Preliminary Injunction Analysis
The court employed the four-factor test established in Dataphase Systems, Inc. v. CL Systems, Inc. to evaluate the motion for a preliminary injunction. It considered the likelihood of success on the merits, the threat of irreparable harm without relief, the balance of harms between the parties, and the public interest. The court found that while Lexis-Nexis had shown a likelihood of success on the merits concerning Beer's breach of the noncompete agreement, the trade secret claims lacked sufficient grounding. The court addressed the potential for irreparable harm due to Beer's past breach of the noncompete agreement but recognized that the limited injunction preventing Beer from soliciting in Minnesota would not significantly harm him, as he had relocated to Dow Jones's Chicago office. Conversely, a sweeping injunction would jeopardize Beer's livelihood based on ambiguous claims of misappropriation, which the court deemed contrary to the public interest.
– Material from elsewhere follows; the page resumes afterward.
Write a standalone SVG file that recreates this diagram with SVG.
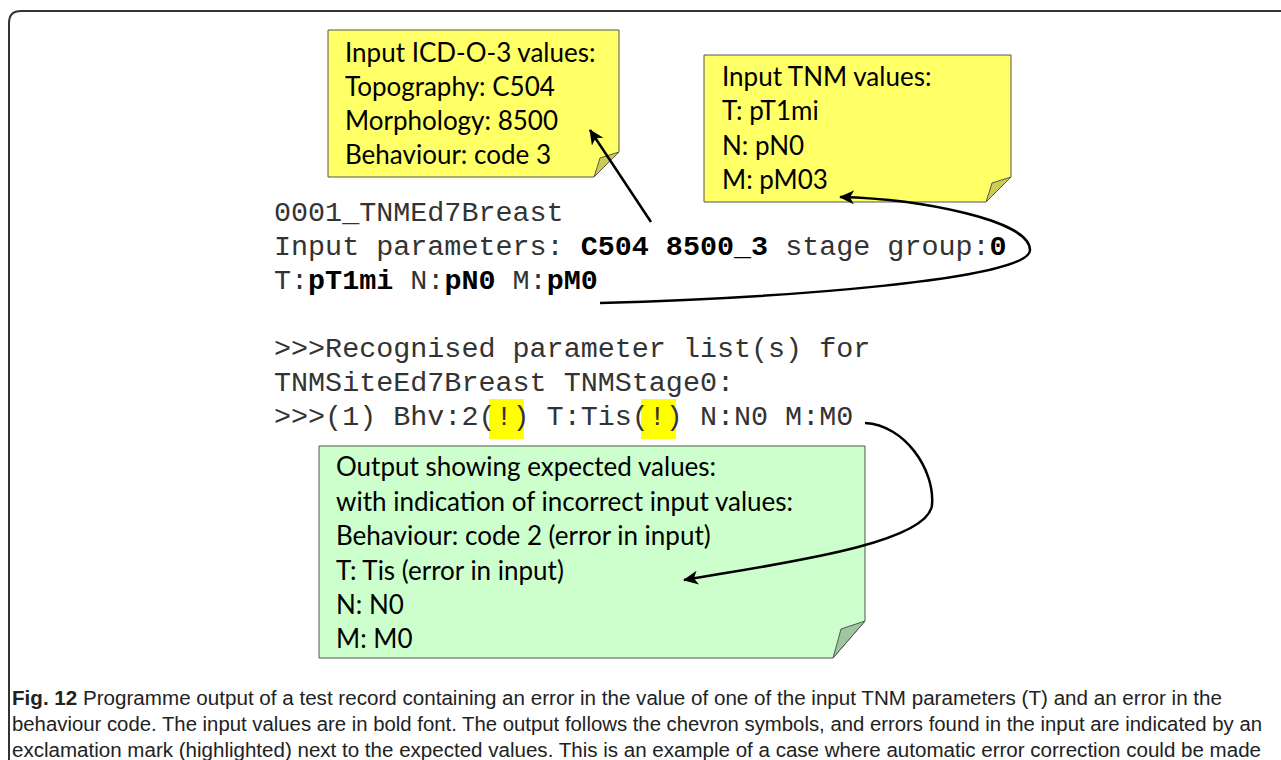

Ultimately, the court ruled to impose a limited injunction that allowed Beer to continue working at Dow Jones while preventing him from contacting customers in his previous territory for a specified duration, thereby balancing the interests of both parties.
Conclusion of the Court
The U.S. District Court for the District of Minnesota issued an order reflecting its decisions on both the motion for sanctions and the motion for a preliminary injunction. It partially granted Lexis-Nexis's motion for sanctions, recognizing Beer's violations of the court's orders but reserving judgment on the specific amount of monetary sanctions pending further developments in the case. The court also granted in part and denied in part the motion for a preliminary injunction. It enjoined Beer from soliciting or contacting any customers in Minnesota while allowing him to continue his employment at Dow Jones, thereby modifying the noncompete agreement to ensure it was reasonable and enforceable. The court's ruling underscored the importance of balancing the protection of legitimate business interests with the rights of the employee to earn a living in their chosen field, ultimately establishing a framework for continued litigation regarding the specifics of the case.